People are born selfish. We start out as the most selfish people on the planet, thinking only about 3 things: “I’m hungry,” “I’m tired,” and, “Somebody change my diaper NOW!” One of the key roles of a parent is to teach a child how to successfully interact with other people. We start right away, usually even before actual birth, speaking to them gently and lovingly. Pretty soon babies start to recognize there are other people and things to see and start to interact with them. That’s why games and language are so important – socialization.

The vast majority of people learn to function reasonably well with others, but we are naturally at heart wired for self.  Taking care of ourselves is part of our survival instinct, after all. It’s quite possible to accept socialization as a necessary tool for a successful life. But what becomes of a person who is focused on self? We have a word for that, selfish, and what flows from it includes that awful list Paul gives us. (Galatians 5:13-25) Fornication, impurity and licentiousness, idolatry, sorcery, enmities, strife, jealousy, anger, quarrels, dissensions, factions, envy, drunkenness, carousing - every item on that list is in one way or another tooted in selfishness. 

To be focused on the flesh is to be focused on one’s self. That is the way of isolation and death.

To follow Christ means to focus on loving God and loving our neighbor as ourselves, which imparts a universe of responsibility to us. It means personal responsibility: say our prayers, study the ways of God in Christ Jesus, study other things too, eat well, exercise, be good stewards of our money. In other words, be responsible for ourselves so that we can in turn be response-able or responsible for others. Because that’s what love is. That is what love does. And Paul has a list for that too: love, joy, peace, patience, kindness, generosity, faithfulness, gentleness and self-control.
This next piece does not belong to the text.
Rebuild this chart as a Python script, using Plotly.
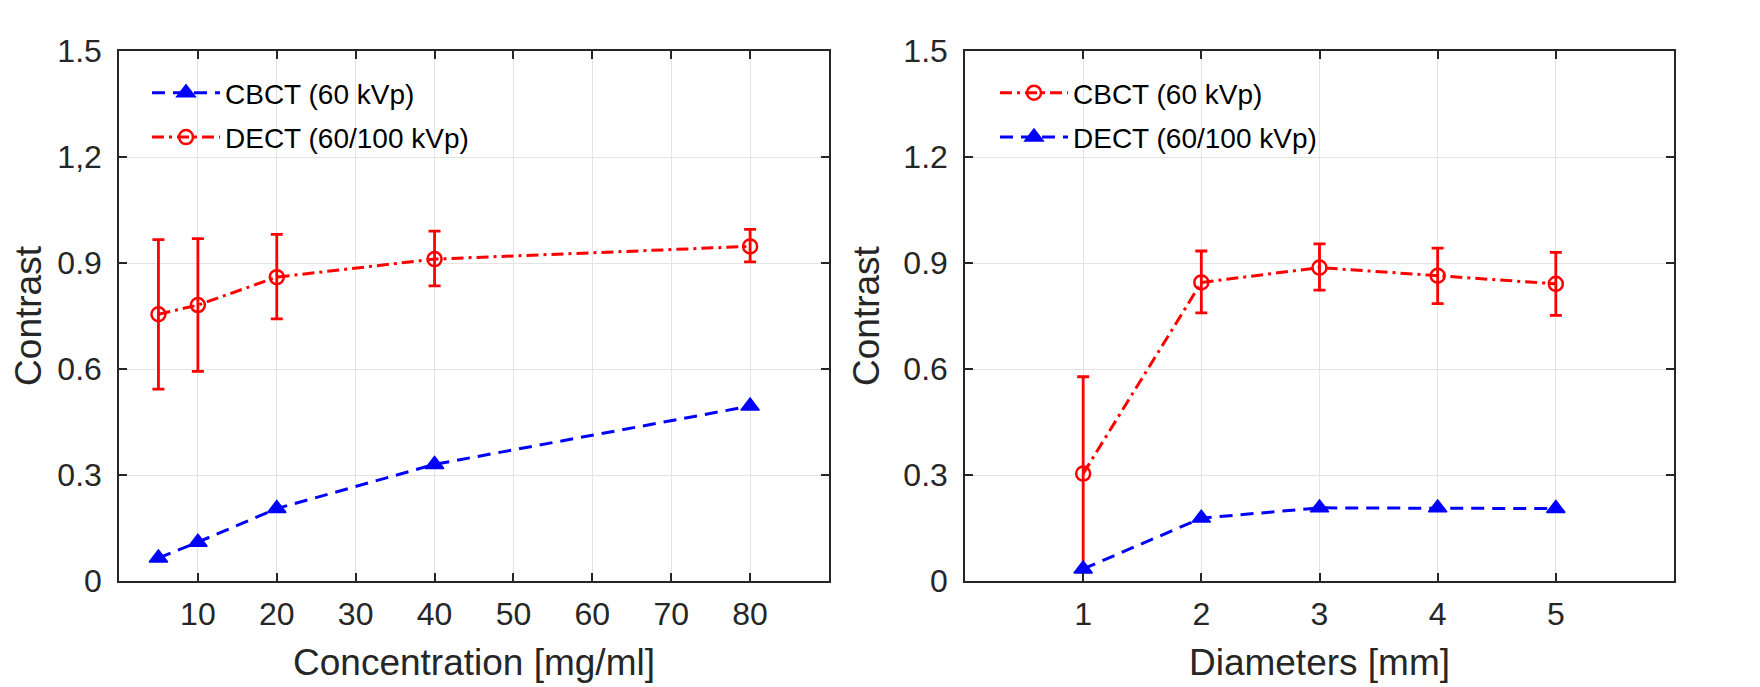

So teaching children to be responsible with their stuff, to make their beds, to clean their toilets, sinks and showers and vacuum, to do their share in cleaning their dining area, to compete fairly, to win and lose graciously, to be quiet when a leader is speaking are all key to helping them grow in Christ.  And this goes for the staff, too.  They got called out about not keeping their rooms straight and putting their phones away during worship. That is how love looks every moment of every day. Often it is in the drudgery of doing our chores.
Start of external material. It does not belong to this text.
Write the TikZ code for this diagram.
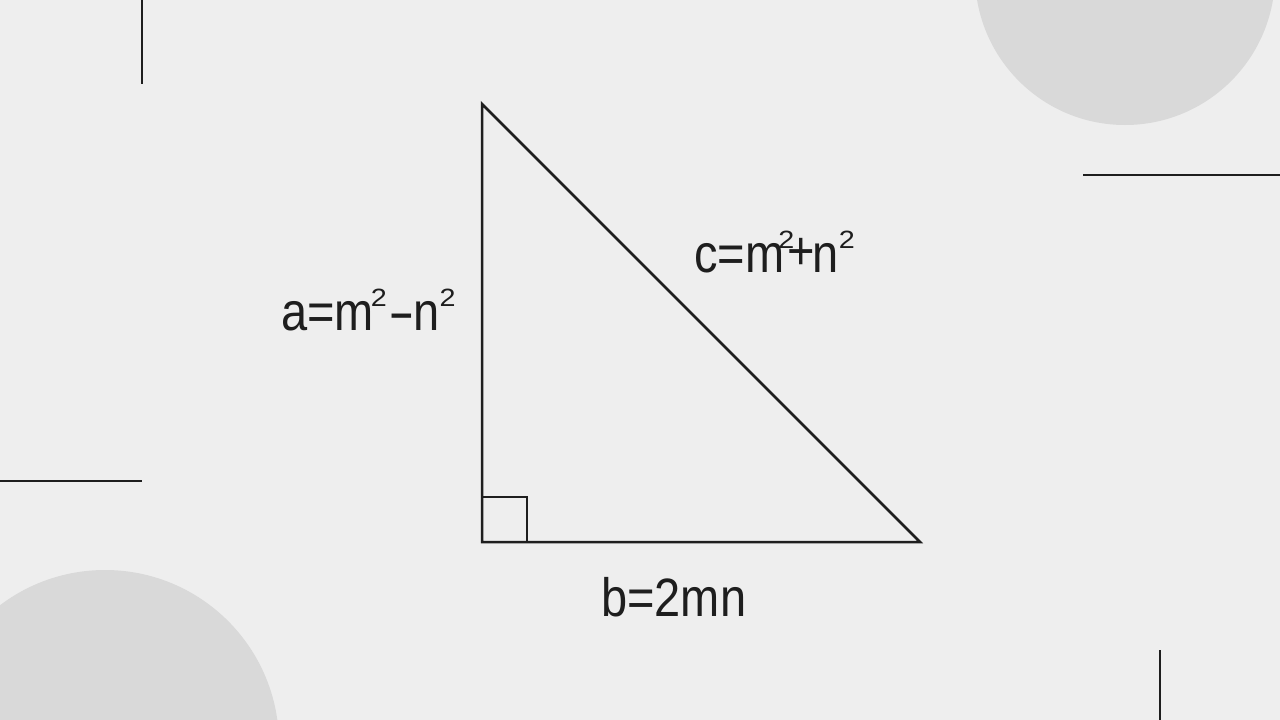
\documentclass[tikz,border=0pt]{standalone}
\usepackage{graphicx}
\usepackage{fontspec}
\setmainfont[FakeStretch=0.87]{Liberation Sans}
\newfontfamily\supfont[FakeStretch=1.15]{Liberation Sans}
\definecolor{bgc}{HTML}{EEEEEE}
\definecolor{blob}{HTML}{D9D9D9}
\definecolor{ink}{HTML}{1E1E1E}
\newcommand\supr[1]{\raisebox{24pt}{\supfont\fontsize{25}{27}\selectfont #1}}
\begin{document}
\begin{tikzpicture}[x=1pt,y=-1pt,
  decoline/.style={draw=ink, line width=2pt},
  edge/.style={draw=ink, line width=2.5pt},
  lbl/.style={anchor=base west, inner sep=0pt, text=ink, font=\fontsize{54}{60}\selectfont}]
\useasboundingbox (0,0) rectangle (1280,720);
\clip (0,0) rectangle (1280,720);
\fill[bgc] (0,0) rectangle (1280,720);
% background blobs
\fill[blob] (1125,-25) circle[radius=150];
\fill[blob] (105,744) circle[radius=174];
% decorative lines
\coordinate (d1a) at (142,0);    \coordinate (d1b) at (142,84);
\coordinate (d2a) at (1083,175); \coordinate (d2b) at (1280,175);
\coordinate (d3a) at (0,481);    \coordinate (d3b) at (142,481);
\coordinate (d4a) at (1160,650); \coordinate (d4b) at (1160,720);
\draw[decoline] (d1a) -- (d1b);
\draw[decoline] (d2a) -- (d2b);
\draw[decoline] (d3a) -- (d3b);
\draw[decoline] (d4a) -- (d4b);
% triangle
\coordinate (A) at (482,104);
\coordinate (B) at (482,542);
\coordinate (C) at (920,542);
\draw[edge] (A) -- (B) -- (C) -- cycle;
\coordinate (R1) at (482,497);
\coordinate (R2) at (527,542);
\draw[edge, line width=2pt] (R1) -| (R2);
% labels
\node[lbl] (la) at (281,330) {a=m\kern-3pt\supr{2}\kern2pt\scalebox{1.7}[1]{-}\kern-2pt n\supr{2}};
\node[lbl] (lc) at (694,272) {c=m\kern-6pt\supr{2}\kern-7pt\raisebox{3pt}{+}\kern-2pt n\supr{2}};
\node[lbl] (lb) at (601,616) {b=2mn};
\end{tikzpicture}
\end{document}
In all of that, the camp becomes a little slice of the Kingdom of God. Just as Jesus set his face toward Jerusalem, the camp has set its face toward him. Not perfectly, but the direction is clear. Every night they sing “Turn Your Eyes Upon Jesus” and they mean it.

We each face this challenge every day. It takes a measure of will and commitment to set one’s heart on Jesus, to submit our will to his will, to trust in Him ahead of our own flesh, our bank accounts, our standing in our families and community. It isn’t easy. Jerusalem wasn’t easy. It’s facing life - all of it - and death with the will and commitment that leads to new life with Him.

Take that bulletin insert home with you. Look at the works of the flesh and the work of the spirit (Galatians 5:13-25) and take an honest inventory of your own life. Where do you see those works of the flesh creeping in? Where do you see the fruits of the spirit springing forth?  What do you need to do to tamp down the one and nurture the other? Think and pray on these things while you’re greeting the new day, watching the sunset and preparing for the next day.

Set your face toward Jesus, and discard anything that distracts from Him.